Understanding the challenges of losing military comrades, friends or family.
The Grief Process: Understanding the stages of grieving and the impact of bereavement on individuals and families.
Types of Loss: Understanding the various types of loss that individuals may experience (e.g. death, divorce, separation) and how they may differ.
Cultural Perspectives: Grief and loss can be experienced differently across cultures and it is important to understand these differences in order to provide culturally sensitive support.
Coping Mechanisms: Learning about the various coping mechanisms that individuals may use to deal with their grief and how to support these efforts.
Trauma: Understanding the impact of trauma on grief and loss and how to support individuals who have experienced trauma.
Resilience: Understanding the concept of resilience and how it can be fostered in individuals experiencing grief and loss.
Spiritual and Religious Perspectives: Grief and loss can have a significant impact on an individual's spiritual beliefs and it is important to understand these beliefs in order to provide holistic support.
Family Dynamics: Understanding how grief and loss can impact family dynamics and how to support families through the grieving process.
Supporting Children and Adolescents: Understanding how grief and loss impact children and adolescents and how to provide specialized support to this population.
Self-Care: Understanding the importance of self-care for individuals who are supporting those experiencing grief and loss.
Anticipatory Grief: This type of grief occurs when someone knows ahead of time that they will lose someone they care about.

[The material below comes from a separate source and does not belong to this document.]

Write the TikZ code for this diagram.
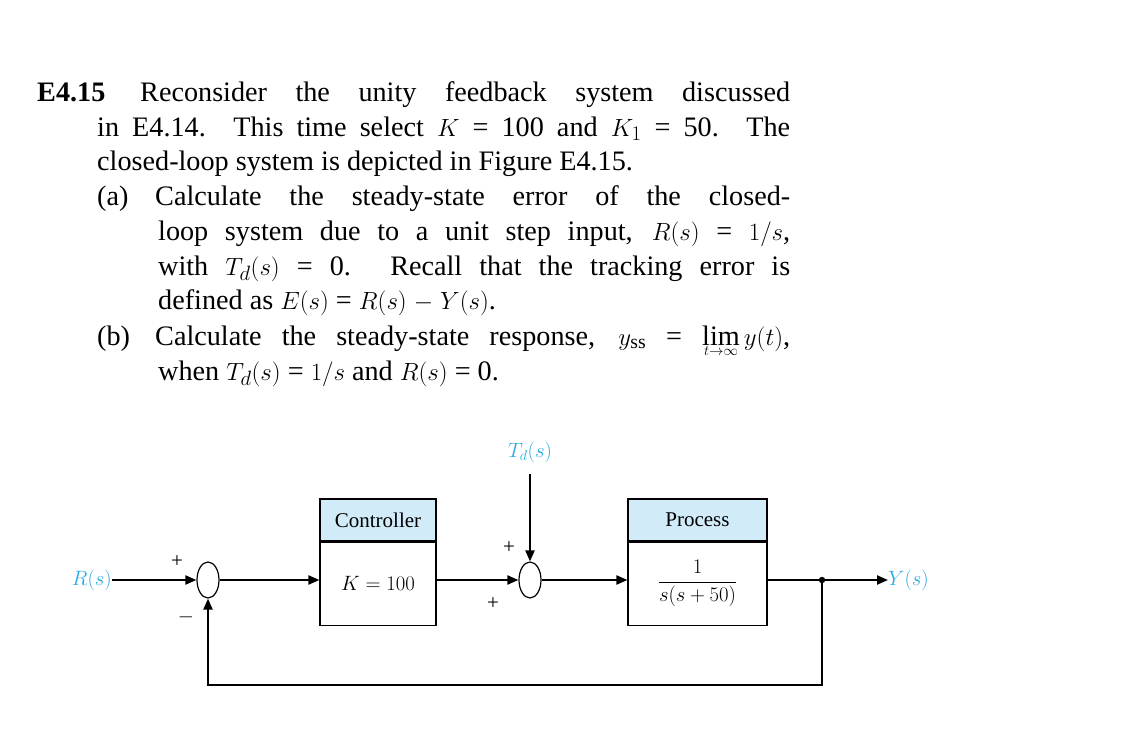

It can happen when a person is diagnosed with a terminal illness or when someone is deployed.
Complicated Grief: This is grief that lasts much longer than usual and can be more intense. It includes symptoms such as depression, anxiety, numbness, and difficulty in returning to normal routines.
Collective Grief: It is grief that occurs on a large scale, affecting an entire community or nation. Examples could be the death of a well-known public figure like a president, natural disasters, or mass shootings.
Disenfranchised Grief: This type of grief occurs when a person is unable to openly express their grief, perhaps because the death was not recognized or accepted by society, or because they are ashamed to admit their feelings.
Inhibited Grief: Inhibtited grief occurs when individuals are unable to fully mourn their loss because they are overwhelmed or distracted by other concerns (e.g. job, family, other personal responsibilities).
Secondary Grief: This is when a person is grieving over the loss of someone else, such as a family member of a fellow service member.
Sudden or Traumatic Grief: Sudden or traumatic grief is the type of grief that comes with an unexpected death, such as an accident or a sudden illness.
Chronic Grief: This type of grief involves long-term adaptation to a loss that does not necessarily decline over time.
Delayed Grief: This type of grief involves not grieving after the loss for some period of time.
Ambiguous Loss: This is grief that occurs when someone is physically missing yet not gone, like a missing in action military service member.
Silent Grief: Silent grief is a grief that people experience without disclosing it to others.
No Grief: With this type of grief, individuals do not experience the loss of someone they were close to but should be grieving.
Cumulative Grief: With this type of grief, individuals experience the cumulative effects of multiple loss experiences over time, which include burnout, compassion fatigue, or vicarious trauma.
Chronic Sorrow: It is an ongoing, long-term sense of sadness and loss over a lasting or chronic problem, such as with chronic illness or disability.